### Task brief
Note how many lines include the word "this", and give that number by itself.

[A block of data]
------------------------------------------------

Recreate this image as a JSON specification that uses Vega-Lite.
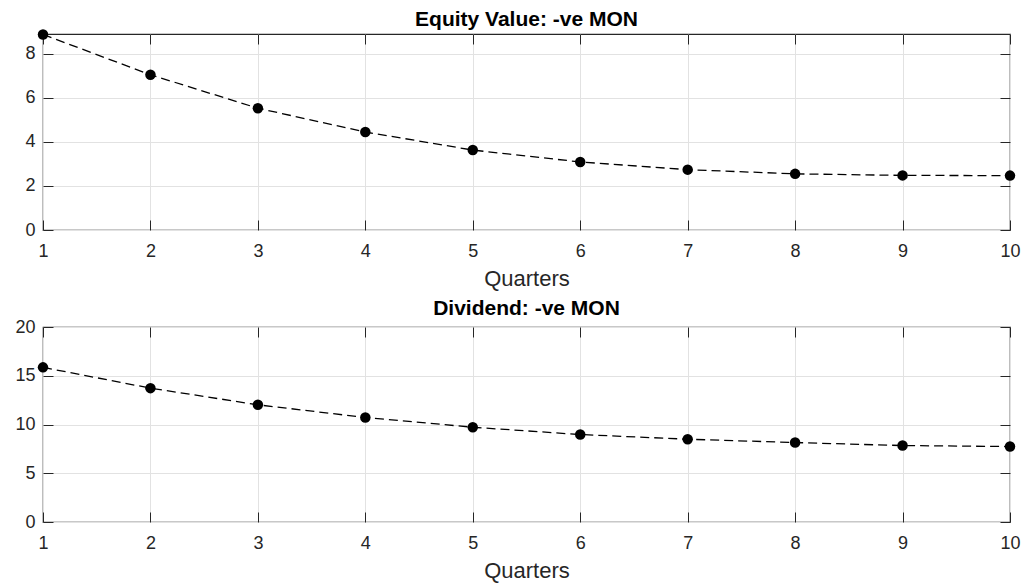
{
  "$schema": "https://vega.github.io/schema/vega-lite/v6.json",
  "padding": {"left": 14, "top": 8, "right": 10, "bottom": 2},
  "bounds": "flush",
  "spacing": 97,
  "config": {
    "font": "Liberation Sans",
    "background": "white",
    "view": {"stroke": "#262626", "strokeWidth": 1.2},
    "axis": {
      "domain": false,
      "grid": true,
      "gridColor": "#e2e2e2",
      "gridWidth": 1,
      "tickColor": "#262626",
      "tickSize": -10,
      "tickWidth": 1,
      "labelColor": "#262626",
      "labelFont": "Liberation Sans",
      "labelFontSize": 18,
      "labelFlush": false,
      "titleFont": "Liberation Sans",
      "titleFontSize": 22,
      "titleFontWeight": "normal",
      "titleColor": "#262626"
    },
    "title": {"font": "Liberation Sans", "fontSize": 21, "fontWeight": "bold", "color": "#000000", "baseline": "alphabetic", "offset": -1}
  },
  "datasets": {
    "equity": [
      {"quarter": 1, "value": 8.88},
      {"quarter": 2, "value": 7.05},
      {"quarter": 3, "value": 5.53},
      {"quarter": 4, "value": 4.45},
      {"quarter": 5, "value": 3.63},
      {"quarter": 6, "value": 3.09},
      {"quarter": 7, "value": 2.74},
      {"quarter": 8, "value": 2.55},
      {"quarter": 9, "value": 2.48},
      {"quarter": 10, "value": 2.47}
    ],
    "dividend": [
      {"quarter": 1, "value": 15.86},
      {"quarter": 2, "value": 13.73},
      {"quarter": 3, "value": 12.02},
      {"quarter": 4, "value": 10.72},
      {"quarter": 5, "value": 9.72},
      {"quarter": 6, "value": 8.97},
      {"quarter": 7, "value": 8.49},
      {"quarter": 8, "value": 8.15},
      {"quarter": 9, "value": 7.84},
      {"quarter": 10, "value": 7.74}
    ]
  },
  "vconcat": [
    {
      "width": 967,
      "height": 196,
      "title": {"text": "Equity Value: -ve MON"},
      "data": {"name": "equity"},
      "resolve": {"axis": {"x": "independent", "y": "independent"}},
      "layer": [
        {
          "mark": {"type": "line", "color": "#000000", "strokeDash": [9, 5], "strokeWidth": 1.3},
          "encoding": {
            "x": {"field": "quarter", "type": "quantitative", "scale": {"domain": [1, 10], "nice": false, "zero": false},
                  "axis": {"orient": "bottom", "title": "Quarters", "values": [1, 2, 3, 4, 5, 6, 7, 8, 9, 10], "labelPadding": 22, "titlePadding": 8}},
            "y": {"field": "value", "type": "quantitative", "scale": {"domain": [0, 8.9], "nice": false},
                  "axis": {"orient": "left", "title": null, "values": [0, 2, 4, 6, 8], "labelPadding": 18}}
          }
        },
        {
          "mark": {"type": "point", "filled": true, "color": "#000000", "size": 110, "opacity": 1},
          "encoding": {
            "x": {"field": "quarter", "type": "quantitative",
                  "axis": {"orient": "top", "labels": false, "title": null, "grid": false, "values": [1, 2, 3, 4, 5, 6, 7, 8, 9, 10]}},
            "y": {"field": "value", "type": "quantitative",
                  "axis": {"orient": "right", "labels": false, "title": null, "grid": false, "values": [0, 2, 4, 6, 8]}}
          }
        }
      ]
    },
    {
      "width": 967,
      "height": 195,
      "title": {"text": "Dividend: -ve MON"},
      "data": {"name": "dividend"},
      "resolve": {"axis": {"x": "independent", "y": "independent"}},
      "layer": [
        {
          "mark": {"type": "line", "color": "#000000", "strokeDash": [9, 5], "strokeWidth": 1.3},
          "encoding": {
            "x": {"field": "quarter", "type": "quantitative", "scale": {"domain": [1, 10], "nice": false, "zero": false},
                  "axis": {"orient": "bottom", "title": "Quarters", "values": [1, 2, 3, 4, 5, 6, 7, 8, 9, 10], "labelPadding": 22, "titlePadding": 8}},
            "y": {"field": "value", "type": "quantitative", "scale": {"domain": [0, 20], "nice": false},
                  "axis": {"orient": "left", "title": null, "values": [0, 5, 10, 15, 20], "labelPadding": 18}}
          }
        },
        {
          "mark": {"type": "point", "filled": true, "color": "#000000", "size": 110, "opacity": 1},
          "encoding": {
            "x": {"field": "quarter", "type": "quantitative",
                  "axis": {"orient": "top", "labels": false, "title": null, "grid": false, "values": [1, 2, 3, 4, 5, 6, 7, 8, 9, 10]}},
            "y": {"field": "value", "type": "quantitative",
                  "axis": {"orient": "right", "labels": false, "title": null, "grid": false, "values": [0, 5, 10, 15, 20]}}
          }
        }
      ]
    }
  ]
}
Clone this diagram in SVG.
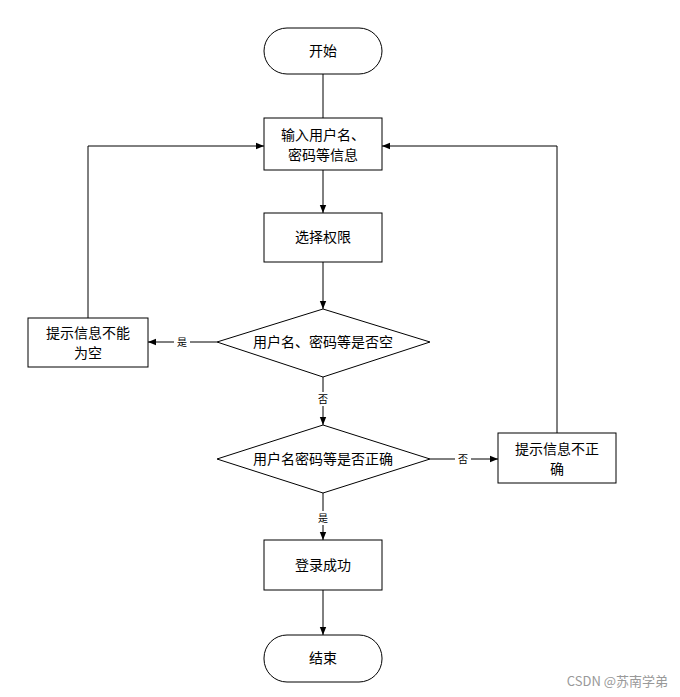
<svg xmlns="http://www.w3.org/2000/svg" width="680" height="697" viewBox="0 0 680 697">
<style>
.s{fill:#fff;stroke:#000;stroke-width:1}
.t{font-family:"Noto Sans CJK SC",sans-serif;font-size:14px;text-anchor:middle;fill:#000}
.l{font-family:"Noto Sans CJK SC",sans-serif;font-size:10px;text-anchor:middle;fill:#000}
.c{fill:none;stroke:#000;stroke-width:1}
</style>
<defs><marker id="a" viewBox="0 0 10 10" refX="10" refY="5" markerWidth="8" markerHeight="8" orient="auto"><path d="M0,1 L10,5 L0,9 z" fill="#000"/></marker></defs>
<rect width="680" height="697" fill="#fff"/>
<g id="connectors">
<line class="c" x1="323" y1="74" x2="323" y2="118"/>
<line class="c" x1="323" y1="170" x2="323" y2="213" marker-end="url(#a)"/>
<line class="c" x1="323" y1="262" x2="323" y2="309" marker-end="url(#a)"/>
<line class="c" x1="217" y1="342" x2="148" y2="342" marker-end="url(#a)"/>
<polyline class="c" points="88,318 88,146 264,146" marker-end="url(#a)"/>
<line class="c" x1="323" y1="377" x2="323" y2="425" marker-end="url(#a)"/>
<line class="c" x1="430" y1="459" x2="498" y2="459" marker-end="url(#a)"/>
<polyline class="c" points="557,433 557,146 382,146" marker-end="url(#a)"/>
<line class="c" x1="323" y1="493" x2="323" y2="540" marker-end="url(#a)"/>
<line class="c" x1="323" y1="590" x2="323" y2="635" marker-end="url(#a)"/>
<rect x="174" y="335" width="16" height="14" fill="#fff"/><text class="l" x="182" y="346">是</text>
<rect x="315" y="392" width="16" height="14" fill="#fff"/><text class="l" x="323" y="403">否</text>
<rect x="455" y="452" width="16" height="14" fill="#fff"/><text class="l" x="463" y="463">否</text>
<rect x="315" y="511" width="16" height="14" fill="#fff"/><text class="l" x="323" y="522">是</text>
</g>
<g id="start"><rect class="s" x="264" y="28" width="118" height="46" rx="23"/><text class="t" x="323" y="56">开始</text></g>
<g id="input"><rect class="s" x="264" y="118" width="118" height="52"/><text class="t" x="323" y="140">输入用户名、</text><text class="t" x="323" y="160">密码等信息</text></g>
<g id="role"><rect class="s" x="264" y="213" width="118" height="49"/><text class="t" x="323" y="242">选择权限</text></g>
<g id="d1"><polygon class="s" points="323,309 430,342 323,377 217,342"/><text class="t" x="323" y="347">用户名、密码等是否空</text></g>
<g id="empty"><rect class="s" x="28" y="318" width="120" height="49"/><text class="t" x="88" y="338">提示信息不能</text><text class="t" x="88" y="358">为空</text></g>
<g id="d2"><polygon class="s" points="323,425 430,459 323,493 217,459"/><text class="t" x="323" y="464">用户名密码等是否正确</text></g>
<g id="wrong"><rect class="s" x="498" y="433" width="118" height="50"/><text class="t" x="557" y="454">提示信息不正</text><text class="t" x="557" y="474">确</text></g>
<g id="ok"><rect class="s" x="264" y="540" width="118" height="50"/><text class="t" x="323" y="570">登录成功</text></g>
<g id="end"><rect class="s" x="264" y="635" width="118" height="47" rx="23"/><text class="t" x="323" y="663">结束</text></g>
<text x="668" y="686" font-family="'Noto Sans CJK SC',sans-serif" font-size="13" fill="#999" text-anchor="end">CSDN @苏南学弟</text>
</svg>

------------------------------------------------

### The response
2